What is required:
Please retype the data in full and exactly; the pictures are not part of the copy.
[Begin]
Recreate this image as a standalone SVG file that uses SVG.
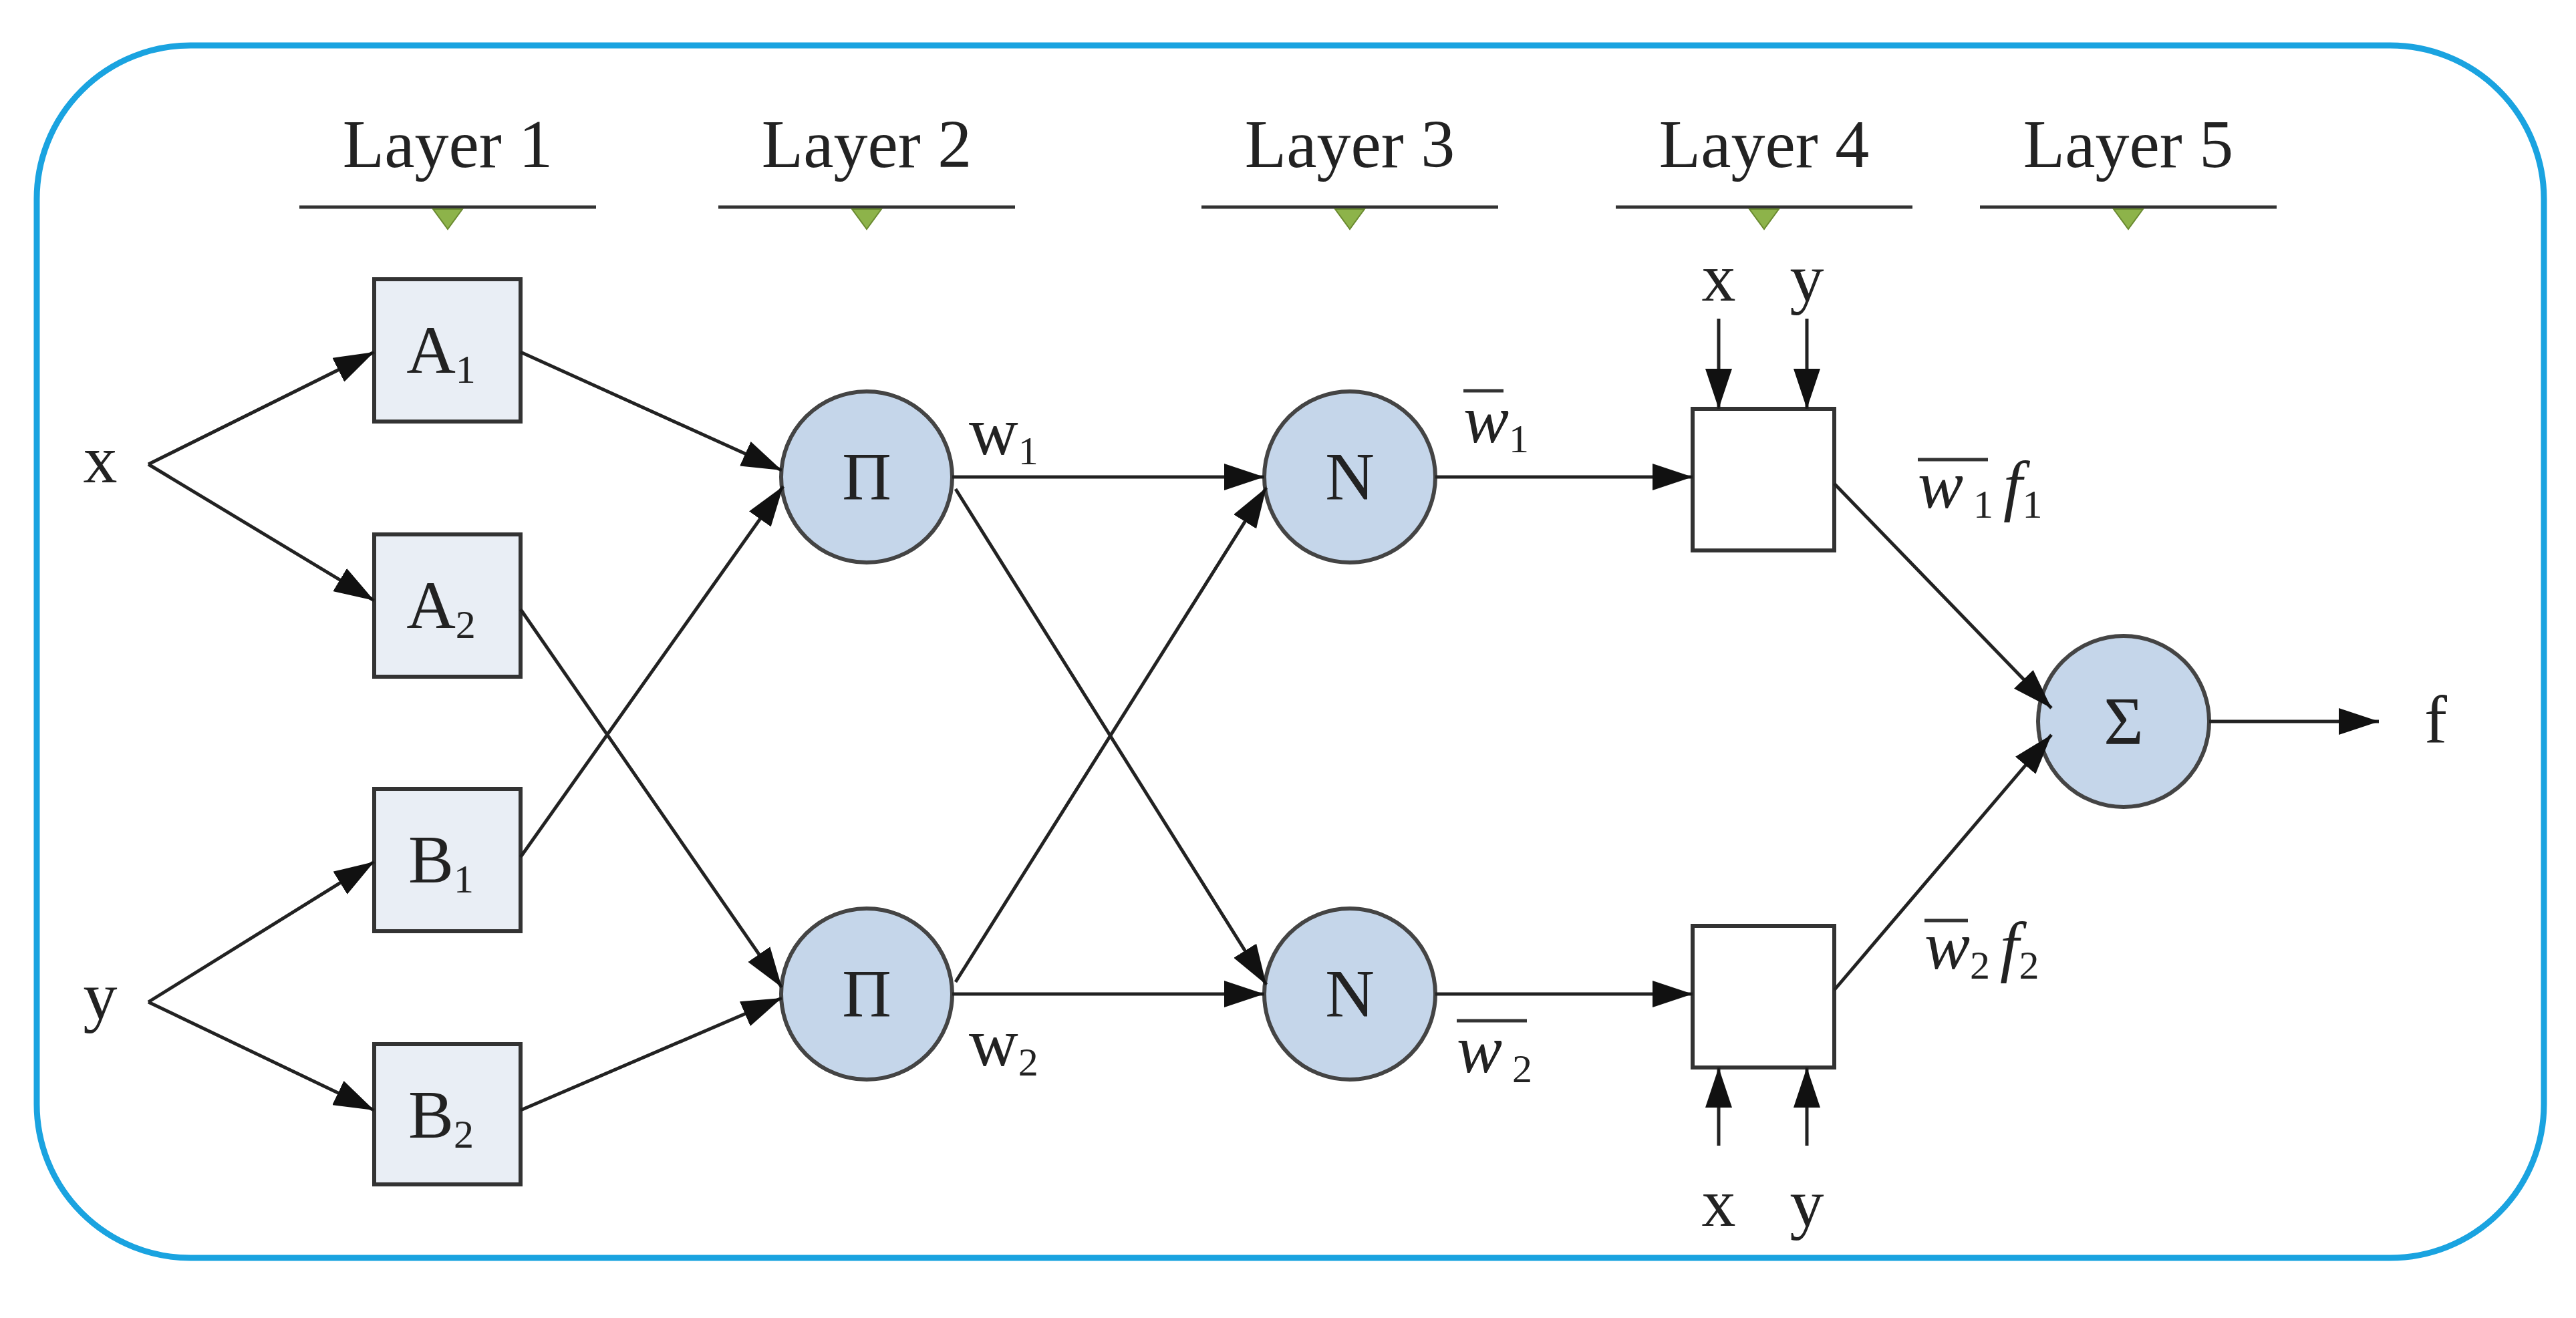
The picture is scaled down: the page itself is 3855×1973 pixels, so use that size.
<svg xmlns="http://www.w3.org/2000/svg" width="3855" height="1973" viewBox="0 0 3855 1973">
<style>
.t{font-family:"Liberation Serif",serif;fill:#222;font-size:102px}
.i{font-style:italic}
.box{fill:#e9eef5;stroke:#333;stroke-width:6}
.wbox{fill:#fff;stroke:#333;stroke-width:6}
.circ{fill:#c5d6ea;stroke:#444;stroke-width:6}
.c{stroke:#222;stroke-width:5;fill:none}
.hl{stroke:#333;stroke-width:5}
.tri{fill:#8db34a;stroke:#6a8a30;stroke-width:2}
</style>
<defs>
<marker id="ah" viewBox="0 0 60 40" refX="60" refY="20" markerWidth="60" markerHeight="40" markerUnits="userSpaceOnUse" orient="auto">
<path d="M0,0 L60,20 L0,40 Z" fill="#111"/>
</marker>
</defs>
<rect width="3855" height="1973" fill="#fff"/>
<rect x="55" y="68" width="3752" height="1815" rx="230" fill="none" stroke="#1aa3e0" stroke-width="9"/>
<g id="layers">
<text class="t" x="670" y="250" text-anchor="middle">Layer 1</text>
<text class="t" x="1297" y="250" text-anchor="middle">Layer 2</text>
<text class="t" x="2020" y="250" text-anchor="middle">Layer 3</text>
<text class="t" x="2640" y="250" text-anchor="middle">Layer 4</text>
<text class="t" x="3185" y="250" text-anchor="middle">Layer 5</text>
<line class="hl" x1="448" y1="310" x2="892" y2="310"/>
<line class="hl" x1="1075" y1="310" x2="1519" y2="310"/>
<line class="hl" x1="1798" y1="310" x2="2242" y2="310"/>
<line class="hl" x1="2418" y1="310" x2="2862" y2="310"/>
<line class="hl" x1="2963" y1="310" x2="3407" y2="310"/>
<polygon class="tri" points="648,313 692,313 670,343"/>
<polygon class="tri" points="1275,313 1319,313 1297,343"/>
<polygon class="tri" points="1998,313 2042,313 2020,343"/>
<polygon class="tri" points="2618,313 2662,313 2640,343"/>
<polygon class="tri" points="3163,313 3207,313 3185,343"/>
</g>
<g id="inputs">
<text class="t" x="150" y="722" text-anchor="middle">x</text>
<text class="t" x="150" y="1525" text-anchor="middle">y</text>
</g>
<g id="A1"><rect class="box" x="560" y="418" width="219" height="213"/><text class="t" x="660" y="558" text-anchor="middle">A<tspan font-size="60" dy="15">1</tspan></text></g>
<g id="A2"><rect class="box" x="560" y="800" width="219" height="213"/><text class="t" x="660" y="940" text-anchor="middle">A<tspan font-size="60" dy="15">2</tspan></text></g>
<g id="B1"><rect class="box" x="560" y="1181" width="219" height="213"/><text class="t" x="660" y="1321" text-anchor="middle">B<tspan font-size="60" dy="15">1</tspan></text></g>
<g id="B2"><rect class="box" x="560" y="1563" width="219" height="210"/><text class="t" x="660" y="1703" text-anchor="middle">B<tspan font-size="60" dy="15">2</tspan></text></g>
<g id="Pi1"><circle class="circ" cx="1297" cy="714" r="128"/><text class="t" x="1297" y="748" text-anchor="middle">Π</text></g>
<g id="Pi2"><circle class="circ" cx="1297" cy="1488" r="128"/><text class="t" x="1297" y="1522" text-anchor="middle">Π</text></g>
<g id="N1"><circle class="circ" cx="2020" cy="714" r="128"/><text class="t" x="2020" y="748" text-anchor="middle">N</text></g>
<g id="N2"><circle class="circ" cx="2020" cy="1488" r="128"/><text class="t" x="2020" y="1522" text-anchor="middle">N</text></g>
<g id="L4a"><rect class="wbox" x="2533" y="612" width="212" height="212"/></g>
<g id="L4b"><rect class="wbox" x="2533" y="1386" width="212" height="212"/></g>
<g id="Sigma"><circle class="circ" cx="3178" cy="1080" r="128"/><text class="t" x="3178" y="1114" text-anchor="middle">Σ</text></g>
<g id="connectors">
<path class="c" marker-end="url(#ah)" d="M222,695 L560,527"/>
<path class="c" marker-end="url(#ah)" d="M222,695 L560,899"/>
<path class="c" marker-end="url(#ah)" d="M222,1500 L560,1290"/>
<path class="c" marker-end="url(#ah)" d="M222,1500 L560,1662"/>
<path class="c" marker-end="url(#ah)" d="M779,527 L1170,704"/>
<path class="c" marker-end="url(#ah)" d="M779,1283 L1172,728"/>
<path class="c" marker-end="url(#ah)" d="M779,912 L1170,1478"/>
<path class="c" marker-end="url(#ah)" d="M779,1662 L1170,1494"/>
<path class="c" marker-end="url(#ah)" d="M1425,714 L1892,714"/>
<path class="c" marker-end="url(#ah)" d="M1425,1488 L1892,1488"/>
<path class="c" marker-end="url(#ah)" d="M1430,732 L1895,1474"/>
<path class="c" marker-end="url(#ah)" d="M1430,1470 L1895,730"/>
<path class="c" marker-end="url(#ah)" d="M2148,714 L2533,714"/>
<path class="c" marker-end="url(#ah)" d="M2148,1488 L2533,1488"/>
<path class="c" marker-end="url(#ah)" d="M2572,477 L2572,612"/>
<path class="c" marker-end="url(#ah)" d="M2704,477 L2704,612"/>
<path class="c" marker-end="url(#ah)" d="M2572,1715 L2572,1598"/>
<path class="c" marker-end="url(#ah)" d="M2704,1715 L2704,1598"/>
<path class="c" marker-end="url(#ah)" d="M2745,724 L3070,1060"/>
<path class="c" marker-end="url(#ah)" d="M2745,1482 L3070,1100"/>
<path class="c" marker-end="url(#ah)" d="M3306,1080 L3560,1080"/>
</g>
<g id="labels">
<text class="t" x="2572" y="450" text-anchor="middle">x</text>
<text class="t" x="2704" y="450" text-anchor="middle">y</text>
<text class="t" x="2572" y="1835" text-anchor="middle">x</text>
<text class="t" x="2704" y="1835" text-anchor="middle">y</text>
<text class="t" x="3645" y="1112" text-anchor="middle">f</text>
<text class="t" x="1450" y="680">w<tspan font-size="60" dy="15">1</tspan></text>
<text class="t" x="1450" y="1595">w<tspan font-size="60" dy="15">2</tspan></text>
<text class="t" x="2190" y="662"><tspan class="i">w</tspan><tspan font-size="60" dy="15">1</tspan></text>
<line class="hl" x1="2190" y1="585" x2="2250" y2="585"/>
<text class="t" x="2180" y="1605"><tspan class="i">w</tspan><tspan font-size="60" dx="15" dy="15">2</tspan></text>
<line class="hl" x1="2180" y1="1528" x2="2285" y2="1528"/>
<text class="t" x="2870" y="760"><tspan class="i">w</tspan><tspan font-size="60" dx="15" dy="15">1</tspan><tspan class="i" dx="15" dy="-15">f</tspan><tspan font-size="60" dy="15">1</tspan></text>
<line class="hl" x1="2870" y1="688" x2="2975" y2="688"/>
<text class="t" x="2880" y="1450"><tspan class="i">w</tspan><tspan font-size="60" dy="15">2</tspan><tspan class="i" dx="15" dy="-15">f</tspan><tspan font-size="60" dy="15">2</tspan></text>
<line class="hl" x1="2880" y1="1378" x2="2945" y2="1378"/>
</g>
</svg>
[End]
Reply to the task:
Recreate this image as a standalone SVG file that uses SVG.
The picture is scaled down: the page itself is 3855×1973 pixels, so use that size.
<svg xmlns="http://www.w3.org/2000/svg" width="3855" height="1973" viewBox="0 0 3855 1973">
<style>
.t{font-family:"Liberation Serif",serif;fill:#222;font-size:102px}
.i{font-style:italic}
.box{fill:#e9eef5;stroke:#333;stroke-width:6}
.wbox{fill:#fff;stroke:#333;stroke-width:6}
.circ{fill:#c5d6ea;stroke:#444;stroke-width:6}
.c{stroke:#222;stroke-width:5;fill:none}
.hl{stroke:#333;stroke-width:5}
.tri{fill:#8db34a;stroke:#6a8a30;stroke-width:2}
</style>
<defs>
<marker id="ah" viewBox="0 0 60 40" refX="60" refY="20" markerWidth="60" markerHeight="40" markerUnits="userSpaceOnUse" orient="auto">
<path d="M0,0 L60,20 L0,40 Z" fill="#111"/>
</marker>
</defs>
<rect width="3855" height="1973" fill="#fff"/>
<rect x="55" y="68" width="3752" height="1815" rx="230" fill="none" stroke="#1aa3e0" stroke-width="9"/>
<g id="layers">
<text class="t" x="670" y="250" text-anchor="middle">Layer 1</text>
<text class="t" x="1297" y="250" text-anchor="middle">Layer 2</text>
<text class="t" x="2020" y="250" text-anchor="middle">Layer 3</text>
<text class="t" x="2640" y="250" text-anchor="middle">Layer 4</text>
<text class="t" x="3185" y="250" text-anchor="middle">Layer 5</text>
<line class="hl" x1="448" y1="310" x2="892" y2="310"/>
<line class="hl" x1="1075" y1="310" x2="1519" y2="310"/>
<line class="hl" x1="1798" y1="310" x2="2242" y2="310"/>
<line class="hl" x1="2418" y1="310" x2="2862" y2="310"/>
<line class="hl" x1="2963" y1="310" x2="3407" y2="310"/>
<polygon class="tri" points="648,313 692,313 670,343"/>
<polygon class="tri" points="1275,313 1319,313 1297,343"/>
<polygon class="tri" points="1998,313 2042,313 2020,343"/>
<polygon class="tri" points="2618,313 2662,313 2640,343"/>
<polygon class="tri" points="3163,313 3207,313 3185,343"/>
</g>
<g id="inputs">
<text class="t" x="150" y="722" text-anchor="middle">x</text>
<text class="t" x="150" y="1525" text-anchor="middle">y</text>
</g>
<g id="A1"><rect class="box" x="560" y="418" width="219" height="213"/><text class="t" x="660" y="558" text-anchor="middle">A<tspan font-size="60" dy="15">1</tspan></text></g>
<g id="A2"><rect class="box" x="560" y="800" width="219" height="213"/><text class="t" x="660" y="940" text-anchor="middle">A<tspan font-size="60" dy="15">2</tspan></text></g>
<g id="B1"><rect class="box" x="560" y="1181" width="219" height="213"/><text class="t" x="660" y="1321" text-anchor="middle">B<tspan font-size="60" dy="15">1</tspan></text></g>
<g id="B2"><rect class="box" x="560" y="1563" width="219" height="210"/><text class="t" x="660" y="1703" text-anchor="middle">B<tspan font-size="60" dy="15">2</tspan></text></g>
<g id="Pi1"><circle class="circ" cx="1297" cy="714" r="128"/><text class="t" x="1297" y="748" text-anchor="middle">Π</text></g>
<g id="Pi2"><circle class="circ" cx="1297" cy="1488" r="128"/><text class="t" x="1297" y="1522" text-anchor="middle">Π</text></g>
<g id="N1"><circle class="circ" cx="2020" cy="714" r="128"/><text class="t" x="2020" y="748" text-anchor="middle">N</text></g>
<g id="N2"><circle class="circ" cx="2020" cy="1488" r="128"/><text class="t" x="2020" y="1522" text-anchor="middle">N</text></g>
<g id="L4a"><rect class="wbox" x="2533" y="612" width="212" height="212"/></g>
<g id="L4b"><rect class="wbox" x="2533" y="1386" width="212" height="212"/></g>
<g id="Sigma"><circle class="circ" cx="3178" cy="1080" r="128"/><text class="t" x="3178" y="1114" text-anchor="middle">Σ</text></g>
<g id="connectors">
<path class="c" marker-end="url(#ah)" d="M222,695 L560,527"/>
<path class="c" marker-end="url(#ah)" d="M222,695 L560,899"/>
<path class="c" marker-end="url(#ah)" d="M222,1500 L560,1290"/>
<path class="c" marker-end="url(#ah)" d="M222,1500 L560,1662"/>
<path class="c" marker-end="url(#ah)" d="M779,527 L1170,704"/>
<path class="c" marker-end="url(#ah)" d="M779,1283 L1172,728"/>
<path class="c" marker-end="url(#ah)" d="M779,912 L1170,1478"/>
<path class="c" marker-end="url(#ah)" d="M779,1662 L1170,1494"/>
<path class="c" marker-end="url(#ah)" d="M1425,714 L1892,714"/>
<path class="c" marker-end="url(#ah)" d="M1425,1488 L1892,1488"/>
<path class="c" marker-end="url(#ah)" d="M1430,732 L1895,1474"/>
<path class="c" marker-end="url(#ah)" d="M1430,1470 L1895,730"/>
<path class="c" marker-end="url(#ah)" d="M2148,714 L2533,714"/>
<path class="c" marker-end="url(#ah)" d="M2148,1488 L2533,1488"/>
<path class="c" marker-end="url(#ah)" d="M2572,477 L2572,612"/>
<path class="c" marker-end="url(#ah)" d="M2704,477 L2704,612"/>
<path class="c" marker-end="url(#ah)" d="M2572,1715 L2572,1598"/>
<path class="c" marker-end="url(#ah)" d="M2704,1715 L2704,1598"/>
<path class="c" marker-end="url(#ah)" d="M2745,724 L3070,1060"/>
<path class="c" marker-end="url(#ah)" d="M2745,1482 L3070,1100"/>
<path class="c" marker-end="url(#ah)" d="M3306,1080 L3560,1080"/>
</g>
<g id="labels">
<text class="t" x="2572" y="450" text-anchor="middle">x</text>
<text class="t" x="2704" y="450" text-anchor="middle">y</text>
<text class="t" x="2572" y="1835" text-anchor="middle">x</text>
<text class="t" x="2704" y="1835" text-anchor="middle">y</text>
<text class="t" x="3645" y="1112" text-anchor="middle">f</text>
<text class="t" x="1450" y="680">w<tspan font-size="60" dy="15">1</tspan></text>
<text class="t" x="1450" y="1595">w<tspan font-size="60" dy="15">2</tspan></text>
<text class="t" x="2190" y="662"><tspan class="i">w</tspan><tspan font-size="60" dy="15">1</tspan></text>
<line class="hl" x1="2190" y1="585" x2="2250" y2="585"/>
<text class="t" x="2180" y="1605"><tspan class="i">w</tspan><tspan font-size="60" dx="15" dy="15">2</tspan></text>
<line class="hl" x1="2180" y1="1528" x2="2285" y2="1528"/>
<text class="t" x="2870" y="760"><tspan class="i">w</tspan><tspan font-size="60" dx="15" dy="15">1</tspan><tspan class="i" dx="15" dy="-15">f</tspan><tspan font-size="60" dy="15">1</tspan></text>
<line class="hl" x1="2870" y1="688" x2="2975" y2="688"/>
<text class="t" x="2880" y="1450"><tspan class="i">w</tspan><tspan font-size="60" dy="15">2</tspan><tspan class="i" dx="15" dy="-15">f</tspan><tspan font-size="60" dy="15">2</tspan></text>
<line class="hl" x1="2880" y1="1378" x2="2945" y2="1378"/>
</g>
</svg>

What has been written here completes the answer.